Chemins et protocoles
La publication, en 2019, du guide Protocoles et chemins cinématographiques : Un guide de production médiatique pour la collaboration avec les communautés, cultures, concepts et histoires des peuples des Premières nations, Métis, et Inuit a été un moment de consécration dans la mission du festival d’entraîner des changements durables dans le milieu artistique. Rédigé d’après les commentaires formulés par des cinéastes autochtones, le guide présente les grandes lignes à suivre pour une production éthique d’œuvres à saveur autochtone. On s’est inspiré pour ce faire des protocoles de Screen Australia pour les productions autochtones. L’objectif était de remplacer les stéréotypes négatifs et simplistes véhiculés par des faits positifs et authentiques.

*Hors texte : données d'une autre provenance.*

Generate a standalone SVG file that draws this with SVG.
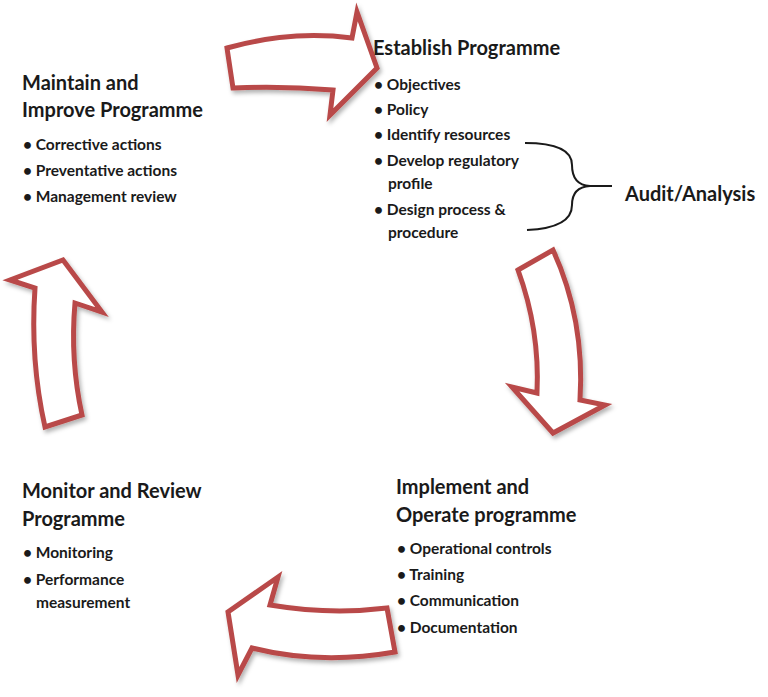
<svg xmlns="http://www.w3.org/2000/svg" width="768" height="697" viewBox="0 0 768 697">
<defs>
<filter id="sh" x="-20%" y="-20%" width="140%" height="140%"><feDropShadow dx="2" dy="3" stdDeviation="2" flood-color="#000" flood-opacity="0.3"/></filter>
<style>
text{font-family:Lato,"Open Sans","Liberation Sans",sans-serif;font-weight:bold;fill:#1a1a1a}
.h{font-size:20px}
.b{font-size:15.5px}
.arr{fill:#fff;stroke:#b94a48;stroke-width:5;stroke-linejoin:miter;filter:url(#sh)}
</style>
</defs>
<rect width="768" height="697" fill="#fff"/>
<g id="connectors">
<path class="arr" d="M227,48 Q290,30 352,38 L357,12 L377,68 L330,115 L333,90 Q283,86 233,88 Z"/>
<path class="arr" d="M518,270 L553,250 Q585,320 580,400 L605,405 L553,433 L512,387 L537,393 Q540,330 518,270 Z"/>
<path class="arr" d="M278,577 L270,605 Q330,615 387,608 L395,652 Q320,665 252,648 L238,675 L228,612 Z"/>
<path class="arr" d="M63,260 L102,312 L75,303 Q70,360 82,415 L45,427 Q30,360 35,288 L10,280 Z"/>
<path d="M525,143 Q572,143 572,165 Q572,185 590,186 L612,186 M590,186 Q572,187 572,205 Q572,228 527,230" fill="none" stroke="#1a1a1a" stroke-width="2"/>
</g>
<g id="establish">
<text class="h" x="373" y="55">Establish Programme</text>
<text class="b" x="374" y="90">• Objectives</text>
<text class="b" x="374" y="115">• Policy</text>
<text class="b" x="374" y="140">• Identify resources</text>
<text class="b" x="374" y="166">• Develop regulatory</text>
<text class="b" x="388" y="189">profile</text>
<text class="b" x="374" y="215">• Design process &amp;</text>
<text class="b" x="388" y="238">procedure</text>
</g>
<g id="audit"><text class="h" x="625" y="201">Audit/Analysis</text></g>
<g id="maintain">
<text class="h" x="22" y="90">Maintain and</text>
<text class="h" x="22" y="117">Improve Programme</text>
<text class="b" x="23" y="150">• Corrective actions</text>
<text class="b" x="23" y="176">• Preventative actions</text>
<text class="b" x="23" y="202">• Management review</text>
</g>
<g id="monitor">
<text class="h" x="22" y="498">Monitor and Review</text>
<text class="h" x="22" y="526">Programme</text>
<text class="b" x="23" y="558">• Monitoring</text>
<text class="b" x="23" y="585">• Performance</text>
<text class="b" x="36" y="608">measurement</text>
</g>
<g id="implement">
<text class="h" x="396" y="494">Implement and</text>
<text class="h" x="396" y="522">Operate programme</text>
<text class="b" x="397" y="554">• Operational controls</text>
<text class="b" x="397" y="580">• Training</text>
<text class="b" x="397" y="606">• Communication</text>
<text class="b" x="397" y="633">• Documentation</text>
</g>
</svg>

C’est un document régulièrement révisé et non un guide coulé dans le béton pour aider les créateurs non autochtones à représenter adéquatement les réalités autochtones. On y insiste sur les interrelations circulaires entre le respect, la responsabilité, le consentement et la réciprocité. Le guide mentionne à quel point il peut être complexe d’obtenir le consentement nécessaire pour aborder des récits transmis oralement. Il souligne également l’importance d’une collaboration active, d’un respect empreint de sensibilité pour la terre et ses habitants et d’une compensation équitable et indique qu’en demandant le consentement, il faut accepter que la réponse puisse être négative. Le document suit un grand principe : « Ce qui nous concerne nous inclut ». Autrement dit, les collectivités autochtones doivent contribuer activement à tout travail qui aborde des questions autochtones et donner leur consentement éclairé à toutes les étapes de la production.